La volonté affichée du président Hamid Karzaï de lutter contre la corruption qui gangrène l'Afghanistan risque de s'arrêter là où commence le pouvoir des seigneurs afghans, sur lesquels le chef de l'État fraîchement réélu s'appuyait jusque là pour gouverner.

Lundi, M. Karzaï, soumis à d'intenses pressions occidentales, a promis de renvoyer les responsables malhonnêtes, dont le maintien à leur poste perturbe le fonctionnement de l'État afghan et détruit la confiance de la population envers ses dirigeants. Mais pour les experts, les promesses du nouveau président, réélu via une élection entachée de fraudes massives, risquent de se heurter au pouvoir des seigneurs afghans - chefs de guerre ou hommes forts locaux - qui contrôlent de fait le pays et hantent les coulisses du pouvoir à Kaboul.

Le sanguinaire général Abdul Rachid Dostom, influent dans les provinces du nord, est ainsi revenu récemment dans la capitale après avoir appelé sa communauté ouzbèke à voter Karzaï pendant la campagne électorale.

Selon les observateurs, Dostom, connu pour sa férocité et ses revirements d'alliance, attend un retour d'ascenseur. «Pas de commentaires. Nous organiserons une conférence de presse bientôt», déclare son porte-parole, le général Karimzada.

«La probabilité que Karzaï s'attaque à la corruption est limitée, tout le système repose dessus. Il est entouré de personnages peu recommandables qu'il va devoir récompenser pour leur soutien (...). Le retour de Dostom ne présage rien de bon. On imagine mal l'arrestation de Fahim ou de Dostom», explique Mariam Abou Zahab, chercheuse au Centre français d'études et de recherches politiques.

Le maréchal tadjik Mohammad Qasim Fahim, plus haut gradé afghan, deviendra vice-président une fois M. Karzaï investi. Son choix pour ce poste a horrifié la communauté internationale.

Ce «seigneur de la guerre violant les droits de l'homme et trafiquant de la drogue pourrait avoir joué un rôle dans l'assassinat par Al-Qaeda de son parrain politique, le chef de guerre tadjik Ahmad Shah Massoud», soulignait fin août Hillary Mann Leverett, ex-membre du Conseil national de la sécurité américain.

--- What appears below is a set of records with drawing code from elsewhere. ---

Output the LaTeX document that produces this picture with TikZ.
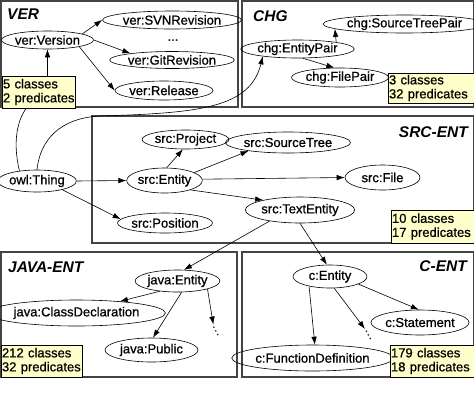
\documentclass[tikz,border=0pt]{standalone}
\usepackage{fontspec}
\setmainfont{Liberation Sans}[UprightFeatures={FakeBold=0.8}]
\newfontfamily\symfont{DejaVu Sans}
\usetikzlibrary{shapes.geometric,arrows.meta}
\definecolor{noteyellow}{HTML}{FFFFCC}
\definecolor{framegray}{HTML}{444444}
\begin{document}
\begin{tikzpicture}[x=1pt,y=-1pt,
  every node/.style={font=\fontsize{13}{14}\selectfont},
  cls/.style={ellipse,draw,line width=0.6pt,inner sep=0pt},
  grp/.style={draw=framegray,line width=1.1pt},
  grplabel/.style={font=\fontsize{15.5}{16}\selectfont\bfseries\itshape,inner sep=0pt},
  note/.style={draw,line width=0.6pt,fill=noteyellow,inner xsep=1pt,inner ysep=0pt,align=left},
  arr/.style={-{Latex[length=8pt,width=5.5pt]},line width=0.6pt},
  vdotsty/.style={inner sep=0pt,rotate=28,font=\symfont\fontsize{12}{12}\selectfont}]
\useasboundingbox (0,0) rectangle (474,408);
% group frames
\draw[grp] (1,1) rectangle (238,107);
\draw[grp] (242,1) rectangle (473.5,107);
\draw[grp] (92,116) rectangle (473.5,243);
\draw[grp] (1,252) rectangle (237,377);
\draw[grp] (242,252) rectangle (473.5,377);
% group labels
\node[grplabel,anchor=west] (lver) at (7,14) {VER};
\node[grplabel,anchor=west] (lchg) at (253,16) {CHG};
\node[grplabel,anchor=east] (lsrc) at (468,132) {SRC-ENT};
\node[grplabel,anchor=west] (ljava) at (8,267) {JAVA-ENT};
\node[grplabel,anchor=east] (lc) at (467,266) {C-ENT};
% VER
\node[cls,minimum width=71pt,minimum height=18pt] (ver) at (47.5,40) {ver:Version};
\node[cls,minimum width=120pt,minimum height=18pt] (svn) at (172,20) {ver:SVNRevision};
\node[inner sep=0pt] (vdots) at (173,40) {...};
\node[cls,minimum width=120pt,minimum height=17pt] (git) at (172,60) {ver:GitRevision};
\node[cls,minimum width=98pt,minimum height=19pt] (rel) at (164,90.5) {ver:Release};
% CHG
\node[cls,minimum width=95pt,minimum height=18pt] (epair) at (297.5,49) {chg:EntityPair};
\node[cls,minimum width=125pt,minimum height=18pt] (stpair) at (404.5,24) {chg:SourceTreePair};
\node[cls,minimum width=90pt,minimum height=19pt] (fpair) at (340,77.5) {chg:FilePair};
% SRC-ENT
\node[cls,minimum width=73pt,minimum height=22pt] (owl) at (37,181) {owl:Thing};
\node[cls,minimum width=75pt,minimum height=19pt] (proj) at (185.5,139.5) {src:Project};
\node[cls,minimum width=75pt,minimum height=25pt] (sent) at (164.5,180.5) {src:Entity};
\node[cls,minimum width=76pt,minimum height=20pt] (pos) at (165,223) {src:Position};
\node[cls,minimum width=100pt,minimum height=21pt] (stree) at (288,142.5) {src:SourceTree};
\node[cls,minimum width=75pt,minimum height=25pt] (file) at (382.5,177.5) {src:File};
\node[cls,minimum width=90pt,minimum height=26pt] (tent) at (300,210) {src:TextEntity};
% JAVA-ENT
\node[cls,minimum width=69pt,minimum height=22pt] (jent) at (177.5,281) {java:Entity};
\node[cls,minimum width=143pt,minimum height=26pt] (jcd) at (76.5,313) {java:ClassDeclaration};
\node[cls,minimum width=93pt,minimum height=24pt] (jpub) at (151.5,350) {java:Public};
\node[vdotsty] (jdots) at (216,331) {⋮};
% C-ENT
\node[cls,minimum width=74pt,minimum height=23pt] (cent) at (330,276.5) {c:Entity};
\node[cls,minimum width=94pt,minimum height=25pt] (cstat) at (420,322.5) {c:Statement};
\node[cls,minimum width=129pt,minimum height=26pt] (cfd) at (312.5,358) {c:FunctionDefinition};
\node[vdotsty] (cdots) at (368.5,335) {⋮};
% connectors
\draw[arr] (ver.10) -- (svn.west);
\draw[arr] (ver.east) -- (git.171);
\draw[arr] (ver.348) -- (rel.west);
\draw[arr] (epair.10) -- (stpair.184);
\draw[arr] (epair.300) -- (fpair.120);
\draw[arr] (owl.150) .. controls (12,140) and (18,118) .. (28,106) -- (47.5,80) -- (ver.south);
\draw[arr] (owl.north) .. controls (40,140) and (60,118) .. (100,116) .. controls (200,113) and (250,108) .. (epair.192);
\draw[arr] (owl.east) -- (sent.west);
\draw[arr] (owl.341) -- (pos.175);
\draw[arr] (sent.80) -- (proj.255);
\draw[arr] (sent.15) -- (stree.192);
\draw[arr] (sent.2) -- (file.west);
\draw[arr] (sent.340) -- (tent.165);
\draw[arr] (tent.200) -- (jent.60);
\draw[arr] (tent.270) -- (cent.105);
\draw[arr] (jent.210) -- (jcd.15);
\draw[arr] (jent.290) -- (jpub.83);
\draw[arr,shorten >=2pt] (jent.345) -- (jdots.north);
\draw[arr] (cent.205) -- (cfd.80);
\draw[arr] (cent.345) -- (cstat.95);
\draw[arr,shorten >=2pt] (cent.290) -- (cdots.north);
% notes
\node[note,minimum width=73pt,minimum height=32pt,text width=71pt] (nver) at (38.5,92) {\mbox{5 classes}\\\mbox{2 predicates}};
\node[note,minimum width=86pt,minimum height=30pt,text width=84pt] (nchg) at (431,88) {\mbox{3 classes}\\\mbox{32 predicates}};
\node[note,minimum width=83pt,minimum height=33pt,text width=81pt] (nsrc) at (432.5,226.5) {\mbox{10 classes}\\\mbox{17 predicates}};
\node[note,minimum width=81pt,minimum height=32pt,text width=79pt] (njava) at (41.5,361) {\mbox{212 classes}\\\mbox{32 predicates}};
\node[note,minimum width=84pt,minimum height=32pt,text width=82pt] (nc) at (432,361) {\mbox{179 classes}\\\mbox{18 predicates}};
\end{tikzpicture}
\end{document}
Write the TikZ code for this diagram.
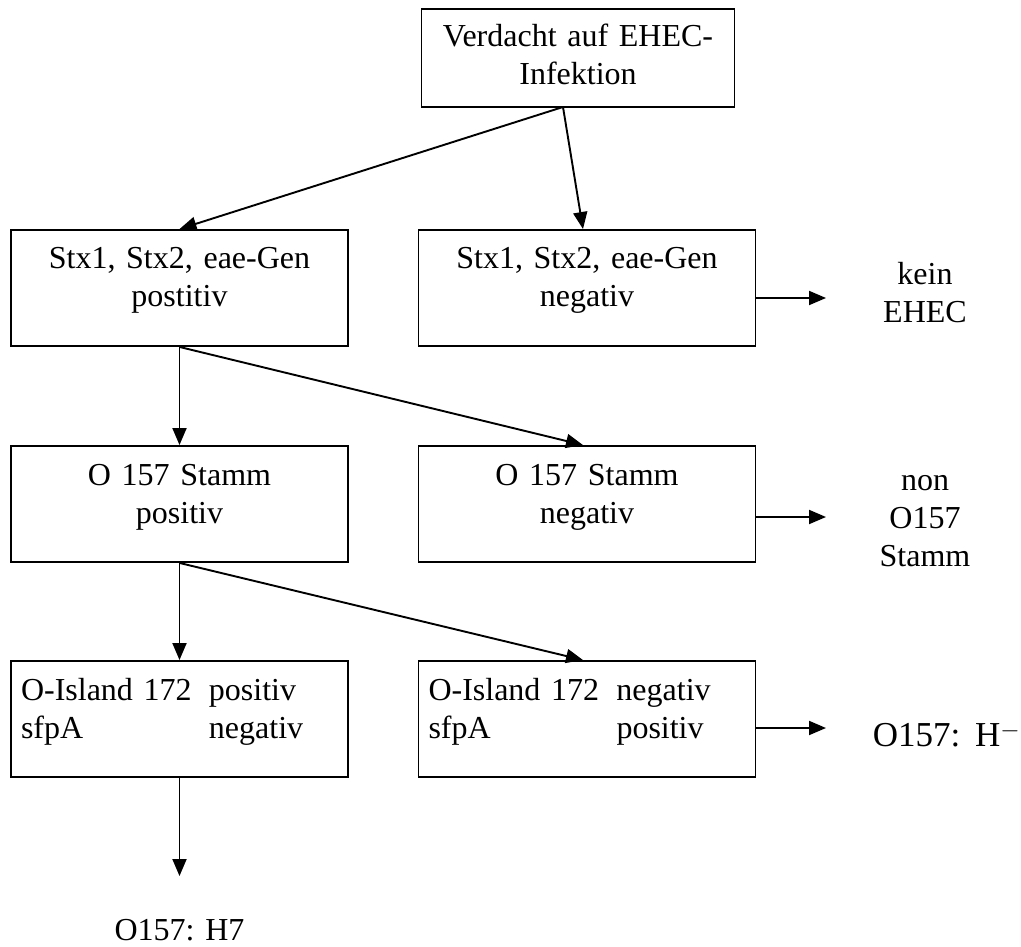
\documentclass[tikz,border=0pt]{standalone}
\usepackage{fontspec}
\setmainfont{Liberation Serif}
\usetikzlibrary{arrows.meta,positioning}

\begin{document}
\begin{tikzpicture}[x=1pt, y=-1pt, line width=1.9pt, >={Triangle[length=17pt,width=14pt]}]
    \tikzstyle{topbox} = [draw, rectangle, text width=293pt, align=center, inner xsep=10pt, inner ysep=10pt, text height=28pt, text depth=50pt, font=\fontsize{32}{38}\selectfont]
    \tikzstyle{box} = [draw, rectangle, text width=317pt, align=center, inner xsep=10pt, inner ysep=10pt, text height=29pt, text depth=67pt, font=\fontsize{32}{38}\selectfont]
    \tikzstyle{twocol} = [box, align=left]
    \tikzstyle{result} = [align=center, inner sep=0pt, font=\fontsize{32}{38}\selectfont]

    \useasboundingbox (0,0) rectangle (1021,947);

    \node[topbox] (verdacht) at (578,58) {Verdacht auf EHEC-\\Infektion};

    \node[box] (stxpos) at (179.5,288) {Stx1, Stx2, eae-Gen\\postitiv};
    \node[box] (stxneg) at (587,288) {Stx1, Stx2, eae-Gen\\negativ};
    \node[result] (keinehec) at (925,293) {kein\\EHEC};

    \node[box] (opos) at (179.5,504) {O 157 Stamm\\positiv};
    \node[box] (oneg) at (587,504) {O 157 Stamm\\negativ};
    \node[result] (nono) at (925,521) {non\\O157\\Stamm};

    \node[twocol] (islpos) at (179.5,719) {\begin{tabular}[t]{@{}p{188pt}@{}l@{}}O-Island 172 & positiv\\ sfpA & negativ\end{tabular}};
    \node[twocol] (islneg) at (587,719) {\begin{tabular}[t]{@{}p{188pt}@{}l@{}}O-Island 172 & negativ\\ sfpA & positiv\end{tabular}};
    \node[result, anchor=west, font=\fontsize{35}{42}\selectfont] (hminus) at (872,735) {O157:\ \,H$^{-}$};
    \node[result] (hseven) at (179.5,930) {O157: H7};

    % Verzweigungspunkte
    \coordinate (split) at (563,107);
    \coordinate (keintip) at (826,298);
    \coordinate (nontip) at (826,517);
    \coordinate (hminustip) at (826,728);
    \coordinate (hseventip) at (179.5,876);

    \draw[->] (split) -- (stxpos.north);
    \draw[->] (split) -- (stxneg.north -| 583,0);
    \draw[->] (stxpos.south) -- (opos.north);
    \draw[->] (stxpos.south) -- (oneg.north -| 583,0);
    \draw[->] (opos.south) -- (islpos.north);
    \draw[->] (opos.south) -- (islneg.north -| 583,0);
    \draw[->] (islpos.south) -- (hseventip);

    \draw[->] (stxneg.east |- keintip) -- (keintip);
    \draw[->] (oneg.east |- nontip) -- (nontip);
    \draw[->] (islneg.east |- hminustip) -- (hminustip);
\end{tikzpicture}
\end{document}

Plus inquiétant encore, «Fahim détiendra et exercera une influence extraordinaire sur l'appareil sécuritaire et militaire du pays - plus que le président», s'inquiétait Mme Leverett dans une tribune parue dans Foreign Policy.

Dans le sud, à Kandahar, sévit le frère du président, Ahmad Wali Karzaï. «Le système est féroce. Le frère de Karzaï oblige des gens à vendre, exproprie des terrains d'autres tribus pour agrandir les terrains de sa tribu, il exerce une emprise sur le secteur privé, et il y a la drogue...», explique un diplomate occidental.

L'Afghanistan produit plus de 90% de l'opium mondial qui sert notamment à fabriquer l'héroïne, et le frère du président a été accusé à de nombreuses reprises d'en faire commerce, ce qu'il a toujours nié.

«Mon avocat à New York m'a conseillé de ne pas parler aux médias», a simplement réagi Ahmad Wali Karzaï.

Le frère Karzaï «n'est pas tout seul, il partage les profits avec Gul Agha Sherzaï», le gouverneur de la province de Nangarhar, dans l'est, qui «a gardé tout son business à Kandahar», affirme un expert occidental qui a demandé l'anonymat, car il «tient à la vie».

Le populaire Gul Agha Sherzaï, autrefois gouverneur de Kandahar, était pressenti pour être candidat à la présidentielle du 20 août, mais s'est retiré après une entrevue en tête-à-tête avec Hamid Karzaï au palais présidentiel.

Des sources diplomatiques estiment qu'il pourrait devenir ministre dans le prochain gouvernement.